Development#
This project uses Git for version control and uv for Python packaging and environment management.
Ensure both tools are installed and available in your environment.
Configure development environment#
Be sure to have a github account with some SSH key configured (or you won’t be able to push modifications) and that you configured git:
git config --global user.name "Your Name Comes Here"
git config --global user.email you@yourdomain.example.com
Clone the repo and enter its root folder:
git clone git@github.com:xdas-dev/xdas.git
cd xdas
Checkout to the
devbranch:
git checkout dev
Create virtual environment and install development dependencies:
uv sync --all-groups
Check that all tests are passing and that test coverage is 100%:
uv run pytest --cov
Check that the documentation builds without errors:
cd docs
uv run make html
cd ..
You can then inspect the documentation by opening index.html in docs/_build/html with any browser (see later).
Package structure#
Here a quick overview:
. (general configs file are in the root directory)
├── xdas (python source code are here. Note that there is an xdas folder
│ inside the root folder which is usually also name xdas)
├── docs (everything related to documentation is here)
└── tests (tests are here. This folder mirrors the xdas tree structure with prepended
test_ to all files).
Adding a function#
Most of the time, you will add functions (or methods) to implement new features. Small internal functions can be quite undocumented but ideally, function that will be used by users requires to:
write the body of the function
write a docstring that explains how to use the function
add an example into the docstring
add tests
include the function to the documentation
We will go through all the details
How to edit the code#
The usual workflow is:
create a branch to have your independent version of the code
make modifications by doing as many commits as you want
format your code
check that the tests are passing (and that the documentation builds).
publish your branch online
make a pull request to ask the permission to merge your code.
To do this you can either use git in the terminal or within VS Code.
How to write a docstring with examples#
You need to add multiline string that follows the numpydoc style. Here an example:
def your_function(arg1, arg2=None):
"""
Explain in one line the main objective.
Add additional information with with as many comments as you wants. You will need to wrap you code (ideally max 88 char per line).
Parameters
----------
arg1: type (e.g., float)
Some description.
arg2: type, optional
Some description.
Returns
-------
type:
Some description.
Examples
--------
>>> your_function(1, "value")
"result"
"""
return do_something_with_args(arg1, arg2)

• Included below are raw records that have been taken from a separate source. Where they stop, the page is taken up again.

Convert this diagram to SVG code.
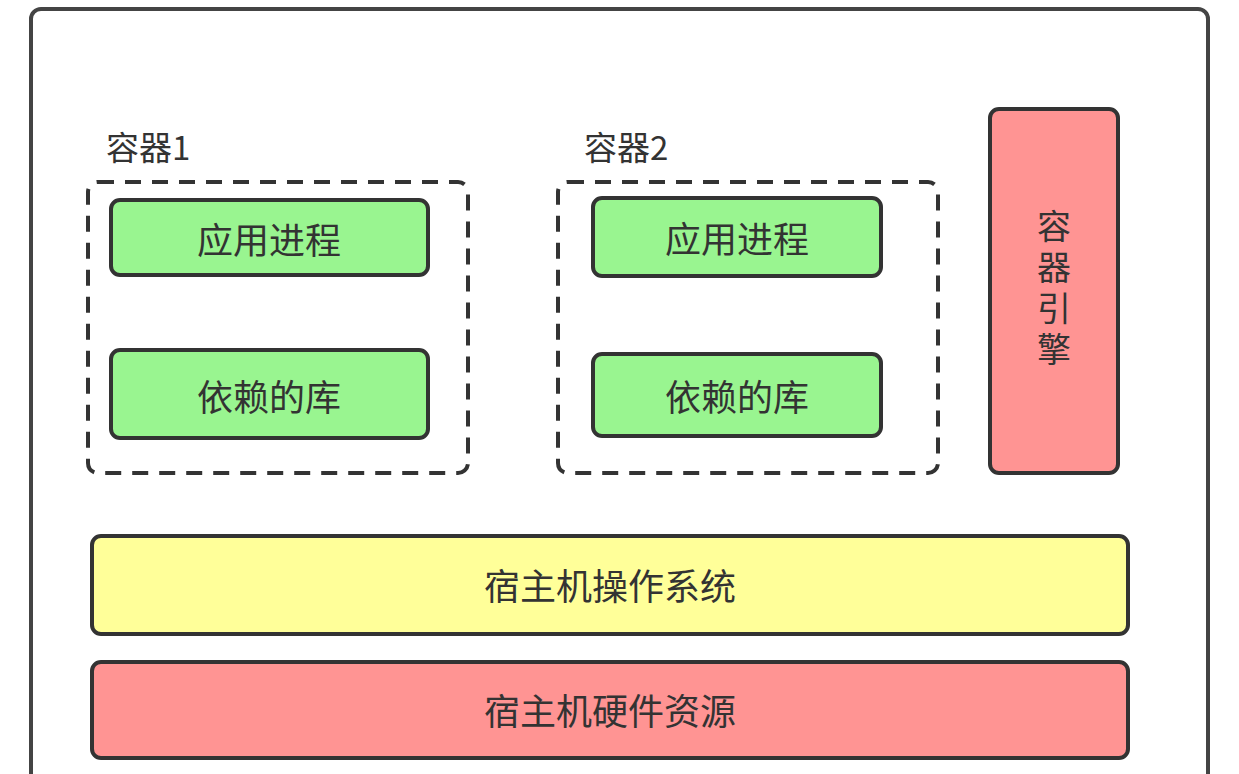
<svg xmlns="http://www.w3.org/2000/svg" width="1239" height="774" viewBox="0 0 1239 774">
<style>
.t{font-family:"Noto Sans CJK SC","Noto Sans",sans-serif;font-size:36px;fill:#333;text-anchor:middle;dominant-baseline:central}
.lbl{font-family:"Noto Sans CJK SC","Noto Sans",sans-serif;font-size:33px;fill:#333}
.g{fill:#99f590;stroke:#333;stroke-width:4}
.r{fill:#ff9493;stroke:#333;stroke-width:4}
.y{fill:#ffff99;stroke:#333;stroke-width:4}
.d{fill:none;stroke:#333;stroke-width:4;stroke-dasharray:16 11}
</style>
<rect width="1239" height="774" fill="#fff"/>
<g id="host"><rect x="31" y="9" width="1177" height="800" rx="10" fill="#fff" stroke="#444" stroke-width="4"/></g>
<g id="c1">
<text class="lbl" x="106" y="160">容器1</text>
<rect class="d" x="88" y="182" width="380" height="291" rx="10"/>
</g>
<g id="p1"><rect class="g" x="111" y="200" width="317" height="75" rx="9"/><text class="t" x="269" y="238">应用进程</text></g>
<g id="l1"><rect class="g" x="111" y="350" width="317" height="88" rx="9"/><text class="t" x="269" y="395">依赖的库</text></g>
<g id="c2">
<text class="lbl" x="584" y="160">容器2</text>
<rect class="d" x="558" y="182" width="380" height="291" rx="10"/>
</g>
<g id="p2"><rect class="g" x="593" y="198" width="288" height="78" rx="9"/><text class="t" x="737" y="237">应用进程</text></g>
<g id="l2"><rect class="g" x="593" y="354" width="288" height="82" rx="9"/><text class="t" x="737" y="395">依赖的库</text></g>
<g id="engine"><rect class="r" x="990" y="109" width="128" height="364" rx="9"/>
<text x="1054" y="291" style="font-family:'Noto Sans CJK SC','Noto Sans',sans-serif;font-size:34px;fill:#333;writing-mode:vertical-rl;text-anchor:middle;letter-spacing:7px">容器引擎</text></g>
<g id="os"><rect class="y" x="92" y="536" width="1036" height="98" rx="9"/><text class="t" x="610" y="584">宿主机操作系统</text></g>
<g id="hw"><rect class="r" x="92" y="662" width="1036" height="96" rx="9"/><text class="t" x="610" y="709">宿主机硬件资源</text></g>
<g id="connectors"></g>
</svg>
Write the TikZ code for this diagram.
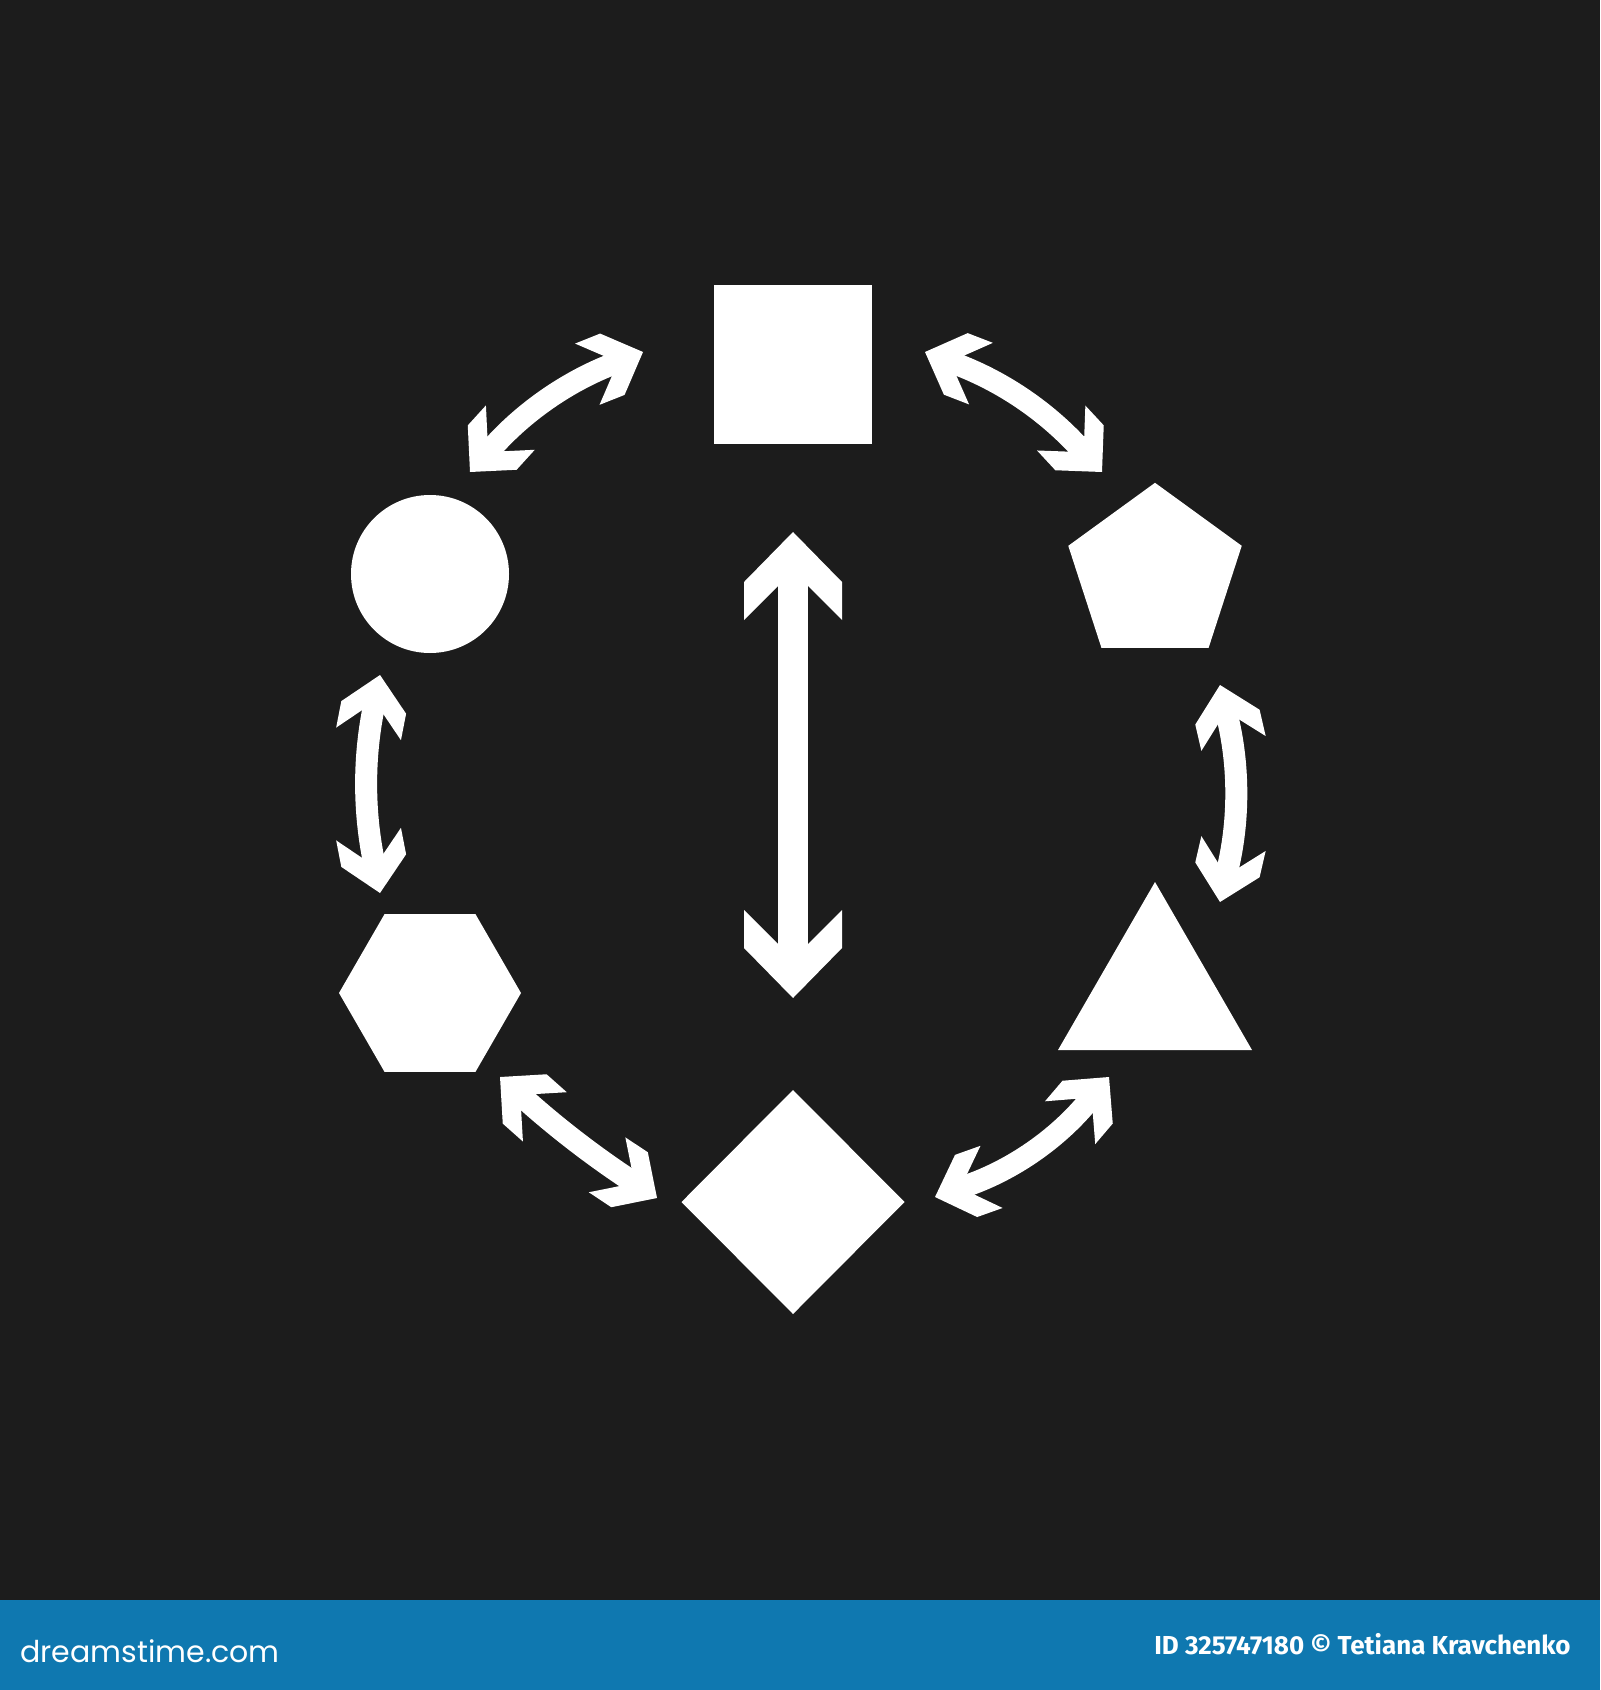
\documentclass[tikz,border=0pt]{standalone}
\usepackage{fontspec}
\usetikzlibrary{shapes.geometric,decorations.markings}
\newfontfamily\logofont{Poppins}
\newfontfamily\creditfont{Fira Sans}
\definecolor{bg}{HTML}{1C1C1C}
\definecolor{barblue}{HTML}{0F78B0}
\newcommand{\bighd}{\fill[white] (0,0)--(-50,49)--(-88,49)--(-54,15)--(-54,-15)--(-88,-49)--(-50,-49)--cycle;}
\newcommand{\smallhd}{\fill[white] (0,0)--(-33,33)--(-60,33)--(-38,11)--(-38,-11)--(-60,-33)--(-33,-33)--cycle;}
\tikzset{
  shapefill/.style={fill=white, draw=none, inner sep=0pt, outer sep=0pt},
  bigarrow/.style={draw=white, line width=15pt, shorten <=26pt, shorten >=26pt,
    preaction={decorate, decoration={markings,
      mark=at position 0 with {\begin{scope}[rotate=180]\bighd\end{scope}},
      mark=at position 1 with {\bighd}}}},
  smallarrow/.style={draw=white, line width=11pt, shorten <=18pt, shorten >=18pt,
    preaction={decorate, decoration={markings,
      mark=at position 0 with {\begin{scope}[rotate=180]\smallhd\end{scope}},
      mark=at position 1 with {\smallhd}}}},
}
\begin{document}
\begin{tikzpicture}[x=0.5pt,y=-0.5pt]
\useasboundingbox (0,0) rectangle (1600,1690);
\fill[bg] (0,0) rectangle (1600,1600);
\fill[barblue] (0,1600) rectangle (1600,1690);

% shapes
\node[shapefill, rectangle, minimum size=79pt] (sq) at (793,364.5) {};
\node[shapefill, circle, minimum size=79pt] (ci) at (430,574) {};
\node[shapefill, regular polygon, regular polygon sides=5, minimum size=91.2pt] (pe) at (1155,574) {};
\node[shapefill, regular polygon, regular polygon sides=6, minimum size=91pt] (hx) at (430,993) {};
\node[shapefill, regular polygon, regular polygon sides=3, minimum size=112pt] (tr) at (1155,994) {};
\node[shapefill, diamond, minimum width=111.5pt, minimum height=112pt] (di) at (793,1202) {};

% arrow end points
\coordinate (ula) at (470,472);   \coordinate (ulb) at (643,352);
\coordinate (ura) at (925,352);   \coordinate (urb) at (1102,472);
\coordinate (ra)  at (1220,685);  \coordinate (rb)  at (1220,902);
\coordinate (lra) at (1109,1077); \coordinate (lrb) at (935,1197);
\coordinate (lla) at (657,1198);  \coordinate (llb) at (500,1077);
\coordinate (la)  at (380,893);   \coordinate (lb)  at (380,675);
\coordinate (vt)  at (793,532);   \coordinate (vb)  at (793,998);

\draw[smallarrow] (ula) to[bend left=13] (ulb);
\draw[smallarrow] (ura) to[bend left=13] (urb);
\draw[smallarrow] (ra)  to[bend left=13] (rb);
\draw[smallarrow] (lra) to[bend left=15] (lrb);
\draw[smallarrow] (lla) to[bend left=4]  (llb);
\draw[smallarrow] (la)  to[bend left=11] (lb);
\draw[bigarrow] (vt) -- (vb);

% footer
\node[anchor=base west, inner sep=0pt, text=white, font=\logofont\fontsize{15pt}{15pt}\selectfont] (logo) at (20,1662) {dreamstime.com};
\node[anchor=base east, inner sep=0pt, text=white, font=\creditfont\bfseries\fontsize{13pt}{13pt}\selectfont] (credit) at (1571,1654) {ID 325747180 © Tetiana Kravchenko};
\end{tikzpicture}
\end{document}
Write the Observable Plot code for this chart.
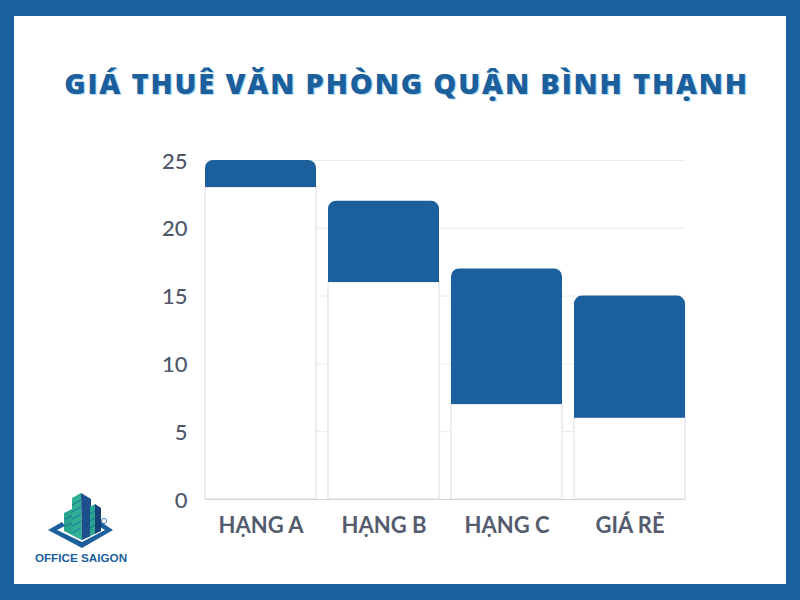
<!DOCTYPE html>
<html>
<head>
<meta charset="utf-8">
<script src="https://cdn.jsdelivr.net/npm/d3@7"></script>
<script src="https://cdn.jsdelivr.net/npm/@observablehq/plot@0.6"></script>
<style>
html,body{margin:0;padding:0;width:800px;height:600px;overflow:hidden;background:#1c5f9d}
#panel{position:absolute;left:14px;top:16px;width:772px;height:568px;background:#fff}
#title{position:absolute;left:0;top:63px;width:813px;text-align:center;font:800 29px "Open Sans",sans-serif;letter-spacing:1.82px;color:#1c5f9d;text-shadow:1.2px 1.2px 0 #b7dcef;white-space:nowrap}
#chart{position:absolute;left:0;top:0}
#chart svg{background:transparent}
#logo{position:absolute;left:0;top:470px}
</style>
</head>
<body>
<div id="panel"></div>
<div id="title">GIÁ THUÊ VĂN PHÒNG QUẬN BÌNH THẠNH</div>
<div id="chart"></div>
<svg id="logo" width="200" height="110" viewBox="0 470 200 110">
  <path d="M48 530 L62 522 L65 526 L57 530 L82 542 L105 530 L98 526 L101 522 L113 530 L82 548 Z" fill="#1c5f9d"/>
  <path d="M64 513 L72 509 L82 540 L64 531 Z" fill="#2aa58f"/>
  <path d="M72 498 L81 493 L82 540 L72 535 Z" fill="#2fb095"/>
  <path d="M81 493 L91 499 L91 536 L82 540 Z" fill="#1c4f8c"/>
  <path d="M90 507 L95 504 L95 534 L90 536 Z" fill="#2aa58f"/>
  <path d="M95 504 L101 508 L101 531 L95 534 Z" fill="#173f78"/>
  <path d="M72 505 L81 500 M72 512 L81 507 M72 519 L81 514 M72 526 L81 521 M72 533 L81 528 M64 519 L72 516 M64 526 L72 523 M90 514 L95 511 M90 521 L95 518 M90 528 L95 525" stroke="#1c5f9d" stroke-width="0.8" fill="none"/>
  <circle cx="104" cy="521" r="2.6" fill="none" stroke="#1c5f9d" stroke-width="0.8"/>
  <text x="81" y="562" text-anchor="middle" font-family="Liberation Sans" font-weight="700" font-size="11.7" fill="#1c5f9d">OFFICE SAIGON</text>
</svg>
<script>
const categories = ["HẠNG A", "HẠNG B", "HẠNG C", "GIÁ RẺ"];
const lowValues = [23, 16, 7, 6];
const highValues = [25, 22, 17, 15];
const yTicks = [0, 5, 10, 15, 20, 25];

const table = categories.map((c, i) => ({category: c, low: lowValues[i], high: highValues[i]}));

const chart = Plot.plot({
  width: 800,
  height: 600,
  marginLeft: 205,
  marginRight: 115,
  marginTop: 160,
  marginBottom: 101,
  style: {background: "transparent", overflow: "visible"},
  x: {domain: categories, paddingInner: 0.0976, paddingOuter: 0, label: null},
  y: {domain: [0, 25], ticks: yTicks, label: null},
  marks: [
    Plot.gridY(yTicks, {stroke: "#e9ecef", strokeOpacity: 1}),
    Plot.barY(table, {x: "category", y1: 0, y2: "low", fill: "#fff", stroke: "#d9dee4", strokeWidth: 1}),
    Plot.barY(table, {x: "category", y1: "low", y2: "high", fill: "#1c5f9d", rx1y1: 8, rx2y1: 8}),
    Plot.ruleY([0], {stroke: "#cfd5dc"}),
    Plot.axisY({ticks: yTicks, tickSize: 0, tickPadding: 18, label: null, fontSize: 22, fontWeight: 500, fontFamily: "Lato", fill: "#4f5669", dy: 1}),
    Plot.axisX({tickSize: 0, tickPadding: 18, label: null, fontSize: 22, fontWeight: 700, fontFamily: "Lato", fill: "#555c6e"})
  ]
});
document.getElementById("chart").appendChild(chart);
</script>
</body>
</html>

Note that the outputs of the examples will be used as tests. pytest will check that the hard coded output matches what the code actually outputs. This is a first quick way to add tests to your function.
How to format your code#
Run (in the root xdas folder or where you are working):
uv run ruff check --fix
uv run ruff format
How to add tests#
pytest is used for testing.
If you are working on a function in a script in xdas/dir/file.py then test must be located in tests/dir/test_file.py. In pytest each test is one function. Each function can check several things with the assert python statement. Functions can be grouped into classes. Bellow an example:
import pytest
class TestMyModule:
def test_my_function(self): # here self is generally unused
assert mu_function(0) == 42 # it must be True otherwise the test doesn't pass
with pytest.raises(ValueError): # check it raise the correct error
my_function(-1)
Note that here we have one test class for the entire module (the file.py) but we could have one test class per function if those require to test a lot of things. When testing classes, one testing class per developed class is generally the way to go.
To run and check that your tests are passing:
uv run pytest --cov
Note that VS Code has a nice set of features to run tests.
Editing the documentation#
The documentation is written in markdown.
It uses the MyST syntax to run code as if the documentation was a jupyter notebook.
The simplest is probably to take inspiration from some pre-existing documentation.
If you need some stuff to be run outside some documentation page (e.g. to generate some data) you can place your code at the end of the docs/conf.py file.
To build the documentation go in the docs folder an run:
uv run make html
You can then inspect the documentation by opening index.html in docs/_build/html with any browser.